Freescale Semiconductor today announced a smart meter reference design that will be demonstrated during embedded world, March 1-3, 2011 in Nuremberg, Germany. The reference design, which will be featured as part of Freescale’s Smart Energy Wall display, provides a high-performance solution for power measurement in single-phase, two-wire installations targeted at the residential metering market.
According to a study prepared by Dr. Ahmad Faruqui of The Brattle Group for the Edison Foundation’s Institute for Electric Efficiency (IEE), this technology could save energy consumers more than a billion dollars annually for a population base the size of the US or Europe. With the growing consumption of energy worldwide, particularly in the residential market, utility providers need increasingly accurate and cost-effective energy metering solutions. Freescale’s MK30X single-phase electricity meter reference design addresses these accuracy and cost needs by providing efficient analog-to-digital converters (ADCs) combined with an embedded programmable gain amplifier (PGA) to increase the accuracy of energy measurement, along with a cost-effective shunt sensing circuit implementation and bill of materials (BOM).

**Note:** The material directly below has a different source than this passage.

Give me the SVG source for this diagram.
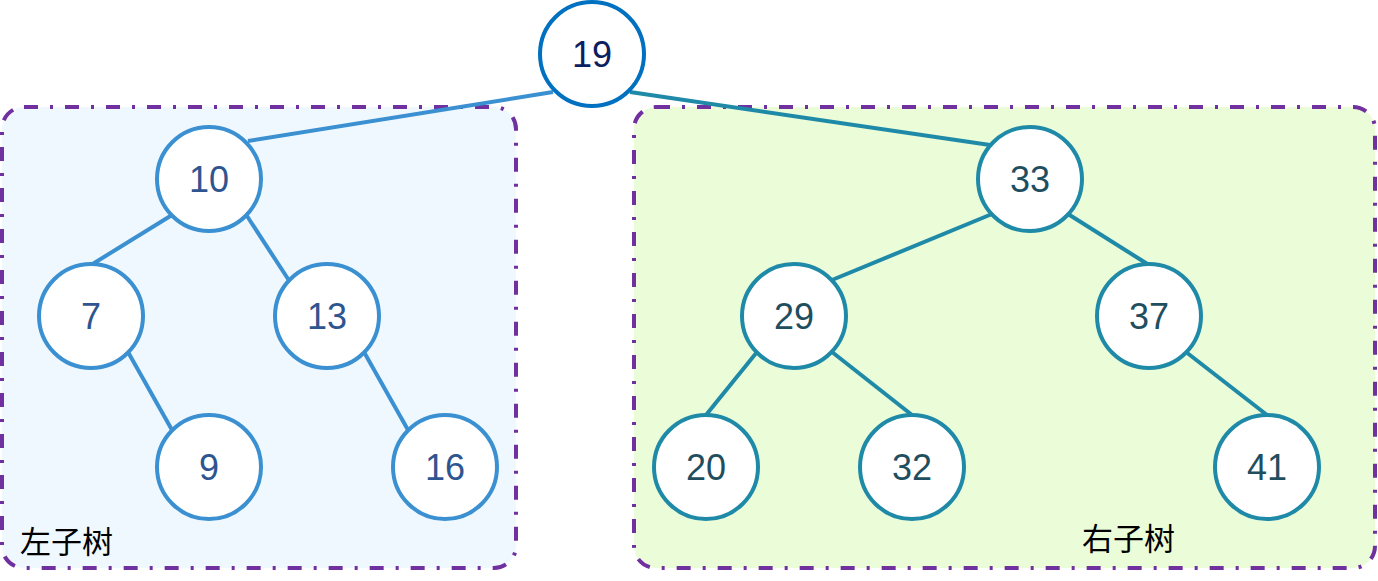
<svg xmlns="http://www.w3.org/2000/svg" width="1378" height="581" viewBox="0 0 1378 581">
<style>
.box{stroke:#7030a0;stroke-width:4;stroke-dasharray:14 12 3 12}
.n circle{fill:#fff;stroke-width:4}
.L circle{stroke:#3a90d0}.L text{fill:#2f5590}
.R circle{stroke:#1f8aa8}.R text{fill:#1f4e5f}
#n19 circle{stroke:#0070c0}#n19 text{fill:#0b2060}
text{font-family:"Liberation Sans",Arial,sans-serif;font-size:36px;text-anchor:middle}
.lab{font-family:"Liberation Sans","Noto Sans CJK SC",sans-serif;font-size:31px;text-anchor:start;fill:#000}
#edges line{stroke-width:4}
</style>
<rect class="box" x="2" y="107" width="514" height="461" rx="22" fill="#f0f8ff"/>
<rect class="box" x="634" y="107" width="741" height="461" rx="22" fill="#ebfcd8"/>
<text class="lab" x="20" y="553">左子树</text>
<text class="lab" x="1082" y="550">右子树</text>
<g id="edges">
<line x1="553" y1="92" x2="248" y2="141" stroke="#3a90d0"/>
<line x1="630" y1="92" x2="990" y2="145" stroke="#1f8aa8"/>
<g stroke="#3a90d0">
<line x1="172" y1="215" x2="91" y2="265"/><line x1="247" y1="216" x2="290" y2="282"/>
<line x1="128" y1="352" x2="172" y2="430"/><line x1="364" y1="352" x2="408" y2="430"/>
</g>
<g stroke="#1f8aa8">
<line x1="992" y1="214" x2="832" y2="280"/><line x1="1068" y1="214" x2="1149" y2="265"/>
<line x1="757" y1="352" x2="706" y2="415"/><line x1="832" y1="352" x2="912" y2="415"/>
<line x1="1186" y1="352" x2="1267" y2="415"/>
</g>
</g>
<g id="n19" class="n"><circle cx="592" cy="54" r="52"/><text x="592" y="67">19</text></g>
<g id="n10" class="n L"><circle cx="209" cy="179" r="52"/><text x="209" y="192">10</text></g>
<g id="n7" class="n L"><circle cx="91" cy="316" r="52"/><text x="91" y="329">7</text></g>
<g id="n13" class="n L"><circle cx="327" cy="316" r="52"/><text x="327" y="329">13</text></g>
<g id="n9" class="n L"><circle cx="209" cy="467" r="52"/><text x="209" y="480">9</text></g>
<g id="n16" class="n L"><circle cx="445" cy="467" r="52"/><text x="445" y="480">16</text></g>
<g id="n33" class="n R"><circle cx="1030" cy="179" r="52"/><text x="1030" y="192">33</text></g>
<g id="n29" class="n R"><circle cx="794" cy="316" r="52"/><text x="794" y="329">29</text></g>
<g id="n37" class="n R"><circle cx="1149" cy="316" r="52"/><text x="1149" y="329">37</text></g>
<g id="n20" class="n R"><circle cx="706" cy="467" r="52"/><text x="706" y="480">20</text></g>
<g id="n32" class="n R"><circle cx="912" cy="467" r="52"/><text x="912" y="480">32</text></g>
<g id="n41" class="n R"><circle cx="1267" cy="467" r="52"/><text x="1267" y="480">41</text></g>
</svg>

The 32-bit Kinetis MK30X256 MCU at the heart of the MK30X reference design is based on the ARM Cortex-M4 core. This powerful core’s effective support of 32-bit math enables fast Fourier transform (FFT) based metering algorithms, which calculate metering quantities from elementary voltage and current harmonics. This calculation approach results in the precise accuracy of the reactive energy, as compared to other known metering algorithms.
The MK30X reference design includes a 128-bit unique identification and FlexMemory that provides every meter with an individual identifier and tamper detection. Firmware based on an MQX real-time operating system enables customers to design electricity meters based on their unique requirements and is well-suited for use in advanced markets.
Customization is available using the built-in LCD, which provides the standard metering values. The designer can choose any of the measured values by clicking on the device’s built-in buttons. The designer is also able to choose from several types of communication interfaces for remote collection of data. One option is connection to a ZigBee network via an I2C interface, meaning the meter can easily be enabled as part of a smart grid network. The meter is also able to connect outside of the home via SCI/SPI for last-mile communication.